1. First, I looked at the numbers in the problem: $4x^2 + 4x + 1 = 0$. I noticed something cool about the numbers 4 and 1.
2. The number 4 at the beginning is $2 \times 2$. And the number 1 at the end is $1 \times 1$.
3. Then I looked at the middle number, which is also 4. If I take the '2' from the first part (because $2 \times 2 = 4$) and the '1' from the last part (because $1 \times 1 = 1$), and then multiply them by 2 (because that's how these patterns usually work!), I get $2 \times 2 \times 1 = 4$. Hey, that matches the middle number!
4. This means we can write the whole thing in a simpler way: $(2x + 1) \times (2x + 1) = 0$. It's like $(something) \times (something) = 0$.
5. Now, if you multiply a number by itself and get zero, what does that number have to be? It has to be zero! So, $2x + 1$ must be $0$.

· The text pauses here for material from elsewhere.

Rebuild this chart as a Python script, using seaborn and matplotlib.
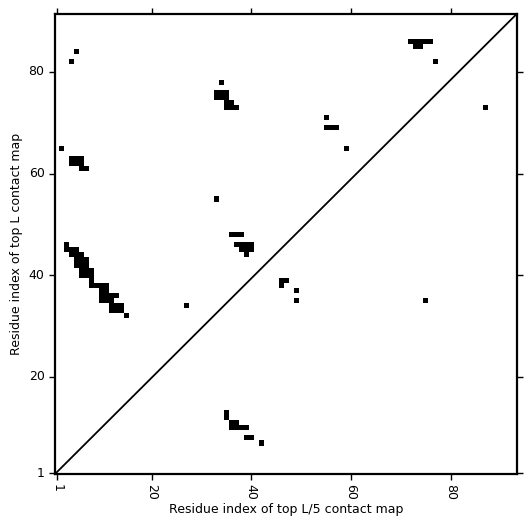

6. Okay, so we have $2x + 1 = 0$. We need to figure out what $x$ is. Imagine you have two groups of $x$ cookies, and then someone gives you 1 more cookie, and now you have no cookies left! That means the two groups of $x$ cookies must have been equal to negative 1 cookie.
7. So, $2x = -1$.
8. If two groups of $x$ cookies are -1 cookie, then one group of $x$ cookies must be half of -1. So, $x = -1/2$. That's our secret number!